Stated goal> Reproduce the lines of the material exactly, excluding every image.

-=-=-=-=-

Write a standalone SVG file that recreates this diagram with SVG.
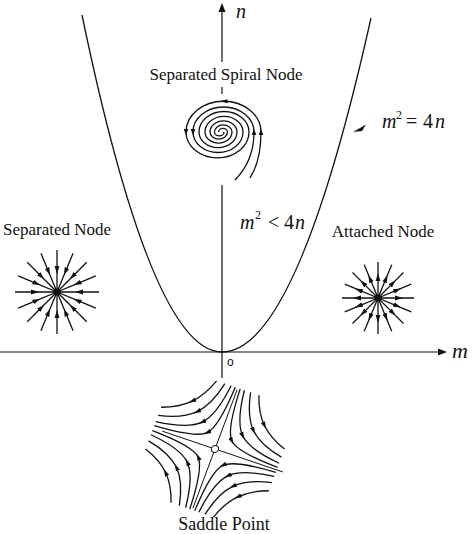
<svg xmlns="http://www.w3.org/2000/svg" width="474" height="534" viewBox="0 0 474 534">
<style>
.ln{fill:none;stroke:#111;stroke-width:1.2}
.cv{fill:none;stroke:#111;stroke-width:1.3;vector-effect:non-scaling-stroke}
.lbl{font-family:"Liberation Serif","Times New Roman",serif;font-size:17px;fill:#111}
.math{font-family:"Liberation Serif","Times New Roman",serif;font-size:20px;fill:#111}
.it{font-style:italic}
</style>
<defs>
<marker id="ar" viewBox="0 0 10 10" refX="5" refY="5" markerWidth="8" markerHeight="8" orient="auto" markerUnits="userSpaceOnUse"><path d="M0,2 L10,5 L0,8 z" fill="#111"/></marker>
<path id="rin" d="M42,0 L22,0 L0,0" class="cv" marker-mid="url(#ar)"/>
<path id="rout" d="M0,0 L21,0 L36,0" class="cv" marker-mid="url(#ar)"/>
<g id="v2u">
<path class="cv" marker-mid="url(#ar)" d="M2.8,70 Q4.67,23.33 14,14 Q23.33,4.67 70,2.8"/>
<path class="cv" marker-mid="url(#ar)" d="M7.56,70 Q11.38,34.62 23,23 Q34.62,11.38 70,7.56"/>
<path class="cv" marker-mid="url(#ar)" d="M14.63,70 Q20.08,43.92 32,32 Q43.92,20.08 70,14.63"/>
<path class="cv" marker-mid="url(#ar)" d="M24.01,70 Q30.29,51.71 41,41 Q51.71,30.29 70,24.01"/>
</g>
<g id="u2v">
<path class="cv" marker-mid="url(#ar)" d="M70,2.8 Q23.33,4.67 14,14 Q4.67,23.33 2.8,70"/>
<path class="cv" marker-mid="url(#ar)" d="M70,7.56 Q34.62,11.38 23,23 Q11.38,34.62 7.56,70"/>
<path class="cv" marker-mid="url(#ar)" d="M70,14.63 Q43.92,20.08 32,32 Q20.08,43.92 14.63,70"/>
<path class="cv" marker-mid="url(#ar)" d="M70,24.01 Q51.71,30.29 41,41 Q30.29,51.71 24.01,70"/>
</g>
</defs>

<g id="axes">
<path class="ln" d="M0,352 H441"/>
<path d="M447,352 L438,348.5 L438,355.5 z" fill="#111"/>
<path class="ln" d="M222,9 V62 M222,87 V94 M222,185 V378"/>
<path d="M222,3 L218.5,12 L225.5,12 z" fill="#111"/>
<text class="math it" x="236" y="18">n</text>
<text class="math it" x="452" y="358" style="font-size:22px">m</text>
<text x="227" y="366" style="font-family:'Liberation Sans',Arial,sans-serif;font-size:12px;fill:#111">o</text>
</g>

<g id="parabola">
<path class="ln" d="M82,15 Q152,352 222,352 Q296.5,352 371,18" style="stroke-width:1.3"/>
<path d="M353,132 L366,124.5 L362,131 z" fill="#111"/>
<text class="math"><tspan class="it" x="382" y="128">m</tspan><tspan x="396" y="119" style="font-size:12px">2</tspan><tspan x="406" y="128">=</tspan><tspan x="423" y="128">4</tspan><tspan class="it" x="435" y="128">n</tspan></text>
<text class="math"><tspan class="it" x="240" y="229">m</tspan><tspan x="255" y="219" style="font-size:12px">2</tspan><tspan x="268" y="229">&lt;</tspan><tspan x="284" y="229">4</tspan><tspan class="it" x="295" y="229">n</tspan></text>
</g>

<g id="spiral-node">
<text class="lbl" x="226" y="80" text-anchor="middle">Separated Spiral Node</text>
<g transform="translate(221 132) scale(1 0.82)">
<path class="cv" marker-mid="url(#ar)" d="M29,56 Q40,35 40,0 A37.5,37.5 0 0 0 2.5,-37.5 A37.5,37.5 0 0 0 -35,0 A31.5,31.5 0 0 0 28,0"/>
<path class="cv" d="M28,0 A25,25 0 0 0 -22,0 A19,19 0 0 0 16,0 A13.5,13.5 0 0 0 -11,0 A8.75,8.75 0 0 0 6.5,0 A4.5,4.5 0 0 0 -2.5,0"/>
<path class="cv" marker-mid="url(#ar)" d="M14,58.5 Q33,35 33,0 A30.5,30.5 0 0 0 -28,0 A25,25 0 0 0 22,0"/>
<path class="cv" d="M22,0 A19,19 0 0 0 -16,0 A13.5,13.5 0 0 0 11,0 A8.75,8.75 0 0 0 -6.5,0 A4.75,4.75 0 0 0 3,0"/>
</g>
</g>

<g id="separated-node">
<text class="lbl" x="57" y="235" text-anchor="middle">Separated Node</text>
<g transform="translate(57 292)">
<use href="#rin"/><use href="#rin" transform="rotate(22.5)"/><use href="#rin" transform="rotate(45)"/><use href="#rin" transform="rotate(67.5)"/>
<use href="#rin" transform="rotate(90)"/><use href="#rin" transform="rotate(112.5)"/><use href="#rin" transform="rotate(135)"/><use href="#rin" transform="rotate(157.5)"/>
<use href="#rin" transform="rotate(180)"/><use href="#rin" transform="rotate(202.5)"/><use href="#rin" transform="rotate(225)"/><use href="#rin" transform="rotate(247.5)"/>
<use href="#rin" transform="rotate(270)"/><use href="#rin" transform="rotate(292.5)"/><use href="#rin" transform="rotate(315)"/><use href="#rin" transform="rotate(337.5)"/>
<circle r="3.5" fill="#111"/>
</g>
</g>

<g id="attached-node">
<text class="lbl" x="383" y="237" text-anchor="middle">Attached Node</text>
<g transform="translate(378 298)">
<use href="#rout"/><use href="#rout" transform="rotate(22.5)"/><use href="#rout" transform="rotate(45)"/><use href="#rout" transform="rotate(67.5)"/>
<use href="#rout" transform="rotate(90)"/><use href="#rout" transform="rotate(112.5)"/><use href="#rout" transform="rotate(135)"/><use href="#rout" transform="rotate(157.5)"/>
<use href="#rout" transform="rotate(180)"/><use href="#rout" transform="rotate(202.5)"/><use href="#rout" transform="rotate(225)"/><use href="#rout" transform="rotate(247.5)"/>
<use href="#rout" transform="rotate(270)"/><use href="#rout" transform="rotate(292.5)"/><use href="#rout" transform="rotate(315)"/><use href="#rout" transform="rotate(337.5)"/>
<circle r="3.5" fill="#111"/>
</g>
</g>

<g id="saddle-point">
<text class="lbl" x="224" y="530" text-anchor="middle" style="font-size:18px">Saddle Point</text>
<g transform="matrix(0.881 0.298 0.325 -0.871 215 449)">
<path class="cv" d="M-60,0 L77,0 M0,68 L0,-68" style="stroke-width:1"/>
<use href="#v2u"/>
<use href="#v2u" transform="scale(-1 1)"/>
<use href="#u2v" transform="scale(1 -1)"/>
<use href="#v2u" transform="scale(-1 -1)"/>
<circle r="3.8" fill="#fff" stroke="#111" stroke-width="1"/>
</g>
</g>
</svg>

-=-=-=-=-

Complete answer>
Write a standalone SVG file that recreates this diagram with SVG.
<svg xmlns="http://www.w3.org/2000/svg" width="474" height="534" viewBox="0 0 474 534">
<style>
.ln{fill:none;stroke:#111;stroke-width:1.2}
.cv{fill:none;stroke:#111;stroke-width:1.3;vector-effect:non-scaling-stroke}
.lbl{font-family:"Liberation Serif","Times New Roman",serif;font-size:17px;fill:#111}
.math{font-family:"Liberation Serif","Times New Roman",serif;font-size:20px;fill:#111}
.it{font-style:italic}
</style>
<defs>
<marker id="ar" viewBox="0 0 10 10" refX="5" refY="5" markerWidth="8" markerHeight="8" orient="auto" markerUnits="userSpaceOnUse"><path d="M0,2 L10,5 L0,8 z" fill="#111"/></marker>
<path id="rin" d="M42,0 L22,0 L0,0" class="cv" marker-mid="url(#ar)"/>
<path id="rout" d="M0,0 L21,0 L36,0" class="cv" marker-mid="url(#ar)"/>
<g id="v2u">
<path class="cv" marker-mid="url(#ar)" d="M2.8,70 Q4.67,23.33 14,14 Q23.33,4.67 70,2.8"/>
<path class="cv" marker-mid="url(#ar)" d="M7.56,70 Q11.38,34.62 23,23 Q34.62,11.38 70,7.56"/>
<path class="cv" marker-mid="url(#ar)" d="M14.63,70 Q20.08,43.92 32,32 Q43.92,20.08 70,14.63"/>
<path class="cv" marker-mid="url(#ar)" d="M24.01,70 Q30.29,51.71 41,41 Q51.71,30.29 70,24.01"/>
</g>
<g id="u2v">
<path class="cv" marker-mid="url(#ar)" d="M70,2.8 Q23.33,4.67 14,14 Q4.67,23.33 2.8,70"/>
<path class="cv" marker-mid="url(#ar)" d="M70,7.56 Q34.62,11.38 23,23 Q11.38,34.62 7.56,70"/>
<path class="cv" marker-mid="url(#ar)" d="M70,14.63 Q43.92,20.08 32,32 Q20.08,43.92 14.63,70"/>
<path class="cv" marker-mid="url(#ar)" d="M70,24.01 Q51.71,30.29 41,41 Q30.29,51.71 24.01,70"/>
</g>
</defs>

<g id="axes">
<path class="ln" d="M0,352 H441"/>
<path d="M447,352 L438,348.5 L438,355.5 z" fill="#111"/>
<path class="ln" d="M222,9 V62 M222,87 V94 M222,185 V378"/>
<path d="M222,3 L218.5,12 L225.5,12 z" fill="#111"/>
<text class="math it" x="236" y="18">n</text>
<text class="math it" x="452" y="358" style="font-size:22px">m</text>
<text x="227" y="366" style="font-family:'Liberation Sans',Arial,sans-serif;font-size:12px;fill:#111">o</text>
</g>

<g id="parabola">
<path class="ln" d="M82,15 Q152,352 222,352 Q296.5,352 371,18" style="stroke-width:1.3"/>
<path d="M353,132 L366,124.5 L362,131 z" fill="#111"/>
<text class="math"><tspan class="it" x="382" y="128">m</tspan><tspan x="396" y="119" style="font-size:12px">2</tspan><tspan x="406" y="128">=</tspan><tspan x="423" y="128">4</tspan><tspan class="it" x="435" y="128">n</tspan></text>
<text class="math"><tspan class="it" x="240" y="229">m</tspan><tspan x="255" y="219" style="font-size:12px">2</tspan><tspan x="268" y="229">&lt;</tspan><tspan x="284" y="229">4</tspan><tspan class="it" x="295" y="229">n</tspan></text>
</g>

<g id="spiral-node">
<text class="lbl" x="226" y="80" text-anchor="middle">Separated Spiral Node</text>
<g transform="translate(221 132) scale(1 0.82)">
<path class="cv" marker-mid="url(#ar)" d="M29,56 Q40,35 40,0 A37.5,37.5 0 0 0 2.5,-37.5 A37.5,37.5 0 0 0 -35,0 A31.5,31.5 0 0 0 28,0"/>
<path class="cv" d="M28,0 A25,25 0 0 0 -22,0 A19,19 0 0 0 16,0 A13.5,13.5 0 0 0 -11,0 A8.75,8.75 0 0 0 6.5,0 A4.5,4.5 0 0 0 -2.5,0"/>
<path class="cv" marker-mid="url(#ar)" d="M14,58.5 Q33,35 33,0 A30.5,30.5 0 0 0 -28,0 A25,25 0 0 0 22,0"/>
<path class="cv" d="M22,0 A19,19 0 0 0 -16,0 A13.5,13.5 0 0 0 11,0 A8.75,8.75 0 0 0 -6.5,0 A4.75,4.75 0 0 0 3,0"/>
</g>
</g>

<g id="separated-node">
<text class="lbl" x="57" y="235" text-anchor="middle">Separated Node</text>
<g transform="translate(57 292)">
<use href="#rin"/><use href="#rin" transform="rotate(22.5)"/><use href="#rin" transform="rotate(45)"/><use href="#rin" transform="rotate(67.5)"/>
<use href="#rin" transform="rotate(90)"/><use href="#rin" transform="rotate(112.5)"/><use href="#rin" transform="rotate(135)"/><use href="#rin" transform="rotate(157.5)"/>
<use href="#rin" transform="rotate(180)"/><use href="#rin" transform="rotate(202.5)"/><use href="#rin" transform="rotate(225)"/><use href="#rin" transform="rotate(247.5)"/>
<use href="#rin" transform="rotate(270)"/><use href="#rin" transform="rotate(292.5)"/><use href="#rin" transform="rotate(315)"/><use href="#rin" transform="rotate(337.5)"/>
<circle r="3.5" fill="#111"/>
</g>
</g>

<g id="attached-node">
<text class="lbl" x="383" y="237" text-anchor="middle">Attached Node</text>
<g transform="translate(378 298)">
<use href="#rout"/><use href="#rout" transform="rotate(22.5)"/><use href="#rout" transform="rotate(45)"/><use href="#rout" transform="rotate(67.5)"/>
<use href="#rout" transform="rotate(90)"/><use href="#rout" transform="rotate(112.5)"/><use href="#rout" transform="rotate(135)"/><use href="#rout" transform="rotate(157.5)"/>
<use href="#rout" transform="rotate(180)"/><use href="#rout" transform="rotate(202.5)"/><use href="#rout" transform="rotate(225)"/><use href="#rout" transform="rotate(247.5)"/>
<use href="#rout" transform="rotate(270)"/><use href="#rout" transform="rotate(292.5)"/><use href="#rout" transform="rotate(315)"/><use href="#rout" transform="rotate(337.5)"/>
<circle r="3.5" fill="#111"/>
</g>
</g>

<g id="saddle-point">
<text class="lbl" x="224" y="530" text-anchor="middle" style="font-size:18px">Saddle Point</text>
<g transform="matrix(0.881 0.298 0.325 -0.871 215 449)">
<path class="cv" d="M-60,0 L77,0 M0,68 L0,-68" style="stroke-width:1"/>
<use href="#v2u"/>
<use href="#v2u" transform="scale(-1 1)"/>
<use href="#u2v" transform="scale(1 -1)"/>
<use href="#v2u" transform="scale(-1 -1)"/>
<circle r="3.8" fill="#fff" stroke="#111" stroke-width="1"/>
</g>
</g>
</svg>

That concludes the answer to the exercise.